• [Set exercise] Transcribe the listing that follows in full, omitting pictures.

(Collected data)
╔══

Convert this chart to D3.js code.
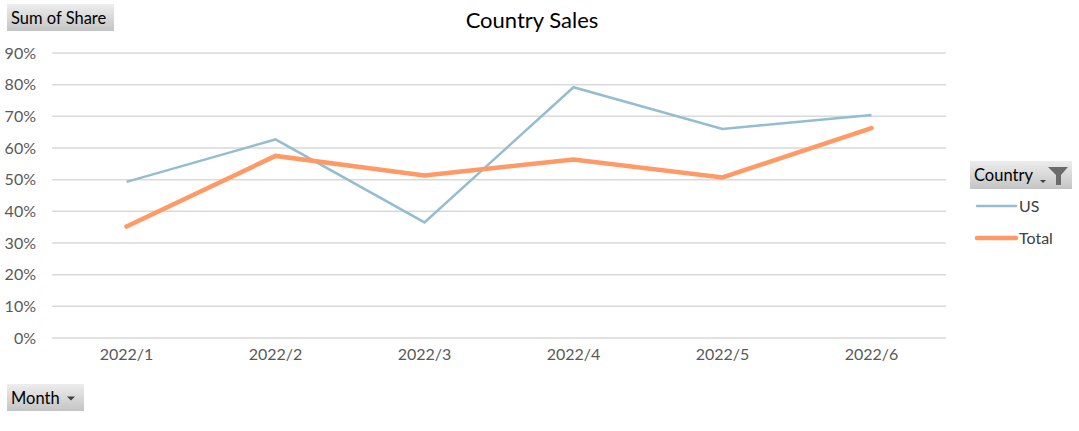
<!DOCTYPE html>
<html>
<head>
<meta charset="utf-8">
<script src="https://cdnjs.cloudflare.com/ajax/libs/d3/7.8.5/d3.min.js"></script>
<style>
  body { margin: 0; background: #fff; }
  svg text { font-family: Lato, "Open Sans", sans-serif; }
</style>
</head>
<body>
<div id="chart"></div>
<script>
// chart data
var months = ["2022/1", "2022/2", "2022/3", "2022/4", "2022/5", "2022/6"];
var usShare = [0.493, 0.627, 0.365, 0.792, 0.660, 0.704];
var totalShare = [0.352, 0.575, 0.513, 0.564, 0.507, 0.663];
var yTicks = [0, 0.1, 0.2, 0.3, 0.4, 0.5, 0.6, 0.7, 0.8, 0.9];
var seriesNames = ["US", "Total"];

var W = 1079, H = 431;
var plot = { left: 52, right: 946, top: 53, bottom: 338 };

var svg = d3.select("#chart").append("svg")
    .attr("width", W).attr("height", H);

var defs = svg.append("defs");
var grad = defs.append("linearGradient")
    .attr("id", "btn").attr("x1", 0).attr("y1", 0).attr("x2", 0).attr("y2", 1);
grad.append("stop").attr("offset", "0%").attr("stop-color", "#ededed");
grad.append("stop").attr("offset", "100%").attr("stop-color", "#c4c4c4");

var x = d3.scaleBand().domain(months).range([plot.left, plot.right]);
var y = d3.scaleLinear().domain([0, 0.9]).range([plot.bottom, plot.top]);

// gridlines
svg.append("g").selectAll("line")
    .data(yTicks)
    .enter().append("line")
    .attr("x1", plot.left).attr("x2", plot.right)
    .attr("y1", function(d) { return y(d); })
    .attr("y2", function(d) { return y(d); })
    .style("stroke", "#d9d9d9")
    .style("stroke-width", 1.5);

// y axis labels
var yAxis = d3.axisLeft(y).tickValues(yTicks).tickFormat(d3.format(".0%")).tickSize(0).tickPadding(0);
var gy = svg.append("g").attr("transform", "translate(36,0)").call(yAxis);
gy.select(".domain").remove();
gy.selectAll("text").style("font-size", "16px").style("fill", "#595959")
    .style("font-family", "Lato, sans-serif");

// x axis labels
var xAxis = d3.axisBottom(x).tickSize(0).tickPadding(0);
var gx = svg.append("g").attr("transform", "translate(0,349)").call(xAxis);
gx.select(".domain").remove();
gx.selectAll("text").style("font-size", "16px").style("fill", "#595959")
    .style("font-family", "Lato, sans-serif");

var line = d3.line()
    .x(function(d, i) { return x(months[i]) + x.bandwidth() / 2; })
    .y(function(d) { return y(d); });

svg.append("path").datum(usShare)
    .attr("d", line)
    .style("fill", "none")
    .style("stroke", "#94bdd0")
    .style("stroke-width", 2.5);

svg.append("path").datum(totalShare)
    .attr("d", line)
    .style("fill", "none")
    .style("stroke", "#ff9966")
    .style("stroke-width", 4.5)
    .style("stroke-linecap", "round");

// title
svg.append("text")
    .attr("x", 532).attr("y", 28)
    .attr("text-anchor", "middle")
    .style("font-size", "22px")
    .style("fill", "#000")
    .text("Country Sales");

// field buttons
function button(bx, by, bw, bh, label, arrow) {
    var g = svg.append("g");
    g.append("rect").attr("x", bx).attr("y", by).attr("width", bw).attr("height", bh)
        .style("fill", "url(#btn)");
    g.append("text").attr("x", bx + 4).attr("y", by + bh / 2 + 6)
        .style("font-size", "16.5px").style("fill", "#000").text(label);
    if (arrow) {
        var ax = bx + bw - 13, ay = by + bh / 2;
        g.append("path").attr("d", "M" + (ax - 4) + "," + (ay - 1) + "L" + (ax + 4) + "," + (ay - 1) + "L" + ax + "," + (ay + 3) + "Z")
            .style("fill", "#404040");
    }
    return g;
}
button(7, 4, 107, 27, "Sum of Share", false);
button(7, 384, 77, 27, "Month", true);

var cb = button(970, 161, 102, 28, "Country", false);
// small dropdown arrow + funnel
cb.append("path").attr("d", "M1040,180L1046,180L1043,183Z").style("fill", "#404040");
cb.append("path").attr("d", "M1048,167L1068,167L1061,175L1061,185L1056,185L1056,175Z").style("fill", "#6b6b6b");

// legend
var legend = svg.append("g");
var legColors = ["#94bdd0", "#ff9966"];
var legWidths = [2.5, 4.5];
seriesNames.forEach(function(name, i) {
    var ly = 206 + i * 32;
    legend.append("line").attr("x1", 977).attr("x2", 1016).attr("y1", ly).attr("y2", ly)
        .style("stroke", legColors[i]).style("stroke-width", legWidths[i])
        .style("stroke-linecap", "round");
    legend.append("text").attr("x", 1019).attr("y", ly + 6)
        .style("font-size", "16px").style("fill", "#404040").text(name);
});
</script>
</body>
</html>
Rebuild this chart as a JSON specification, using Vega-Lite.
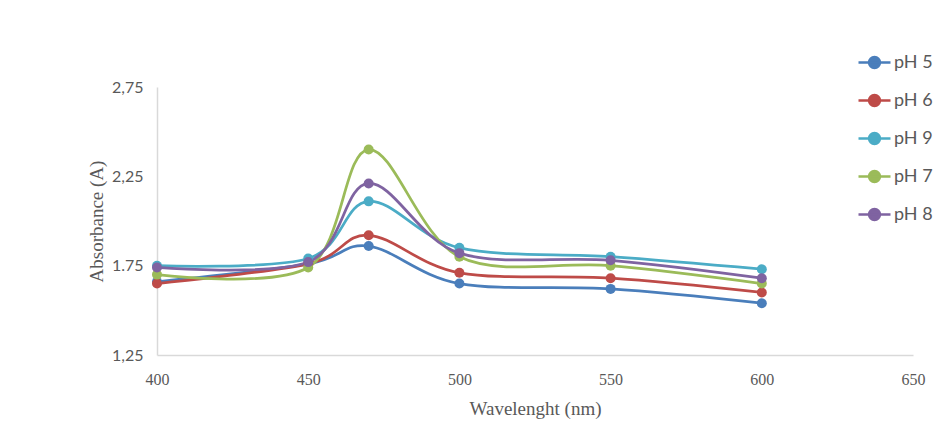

╚══

• [Result]
Convert this chart to D3.js code.
<!DOCTYPE html>
<html>
<head>
<meta charset="utf-8">
<script src="https://cdnjs.cloudflare.com/ajax/libs/d3/7.8.5/d3.min.js"></script>
<style>
  body { margin: 0; background: #fff; }
  svg text { font-family: Lato, "Open Sans", sans-serif; }
</style>
</head>
<body>
<div id="chart"></div>
<script>
// chart data
var months = ["2022/1", "2022/2", "2022/3", "2022/4", "2022/5", "2022/6"];
var usShare = [0.493, 0.627, 0.365, 0.792, 0.660, 0.704];
var totalShare = [0.352, 0.575, 0.513, 0.564, 0.507, 0.663];
var yTicks = [0, 0.1, 0.2, 0.3, 0.4, 0.5, 0.6, 0.7, 0.8, 0.9];
var seriesNames = ["US", "Total"];

var W = 1079, H = 431;
var plot = { left: 52, right: 946, top: 53, bottom: 338 };

var svg = d3.select("#chart").append("svg")
    .attr("width", W).attr("height", H);

var defs = svg.append("defs");
var grad = defs.append("linearGradient")
    .attr("id", "btn").attr("x1", 0).attr("y1", 0).attr("x2", 0).attr("y2", 1);
grad.append("stop").attr("offset", "0%").attr("stop-color", "#ededed");
grad.append("stop").attr("offset", "100%").attr("stop-color", "#c4c4c4");

var x = d3.scaleBand().domain(months).range([plot.left, plot.right]);
var y = d3.scaleLinear().domain([0, 0.9]).range([plot.bottom, plot.top]);

// gridlines
svg.append("g").selectAll("line")
    .data(yTicks)
    .enter().append("line")
    .attr("x1", plot.left).attr("x2", plot.right)
    .attr("y1", function(d) { return y(d); })
    .attr("y2", function(d) { return y(d); })
    .style("stroke", "#d9d9d9")
    .style("stroke-width", 1.5);

// y axis labels
var yAxis = d3.axisLeft(y).tickValues(yTicks).tickFormat(d3.format(".0%")).tickSize(0).tickPadding(0);
var gy = svg.append("g").attr("transform", "translate(36,0)").call(yAxis);
gy.select(".domain").remove();
gy.selectAll("text").style("font-size", "16px").style("fill", "#595959")
    .style("font-family", "Lato, sans-serif");

// x axis labels
var xAxis = d3.axisBottom(x).tickSize(0).tickPadding(0);
var gx = svg.append("g").attr("transform", "translate(0,349)").call(xAxis);
gx.select(".domain").remove();
gx.selectAll("text").style("font-size", "16px").style("fill", "#595959")
    .style("font-family", "Lato, sans-serif");

var line = d3.line()
    .x(function(d, i) { return x(months[i]) + x.bandwidth() / 2; })
    .y(function(d) { return y(d); });

svg.append("path").datum(usShare)
    .attr("d", line)
    .style("fill", "none")
    .style("stroke", "#94bdd0")
    .style("stroke-width", 2.5);

svg.append("path").datum(totalShare)
    .attr("d", line)
    .style("fill", "none")
    .style("stroke", "#ff9966")
    .style("stroke-width", 4.5)
    .style("stroke-linecap", "round");

// title
svg.append("text")
    .attr("x", 532).attr("y", 28)
    .attr("text-anchor", "middle")
    .style("font-size", "22px")
    .style("fill", "#000")
    .text("Country Sales");

// field buttons
function button(bx, by, bw, bh, label, arrow) {
    var g = svg.append("g");
    g.append("rect").attr("x", bx).attr("y", by).attr("width", bw).attr("height", bh)
        .style("fill", "url(#btn)");
    g.append("text").attr("x", bx + 4).attr("y", by + bh / 2 + 6)
        .style("font-size", "16.5px").style("fill", "#000").text(label);
    if (arrow) {
        var ax = bx + bw - 13, ay = by + bh / 2;
        g.append("path").attr("d", "M" + (ax - 4) + "," + (ay - 1) + "L" + (ax + 4) + "," + (ay - 1) + "L" + ax + "," + (ay + 3) + "Z")
            .style("fill", "#404040");
    }
    return g;
}
button(7, 4, 107, 27, "Sum of Share", false);
button(7, 384, 77, 27, "Month", true);

var cb = button(970, 161, 102, 28, "Country", false);
// small dropdown arrow + funnel
cb.append("path").attr("d", "M1040,180L1046,180L1043,183Z").style("fill", "#404040");
cb.append("path").attr("d", "M1048,167L1068,167L1061,175L1061,185L1056,185L1056,175Z").style("fill", "#6b6b6b");

// legend
var legend = svg.append("g");
var legColors = ["#94bdd0", "#ff9966"];
var legWidths = [2.5, 4.5];
seriesNames.forEach(function(name, i) {
    var ly = 206 + i * 32;
    legend.append("line").attr("x1", 977).attr("x2", 1016).attr("y1", ly).attr("y2", ly)
        .style("stroke", legColors[i]).style("stroke-width", legWidths[i])
        .style("stroke-linecap", "round");
    legend.append("text").attr("x", 1019).attr("y", ly + 6)
        .style("font-size", "16px").style("fill", "#404040").text(name);
});
</script>
</body>
</html>
Rebuild this chart as a JSON specification, using Vega-Lite.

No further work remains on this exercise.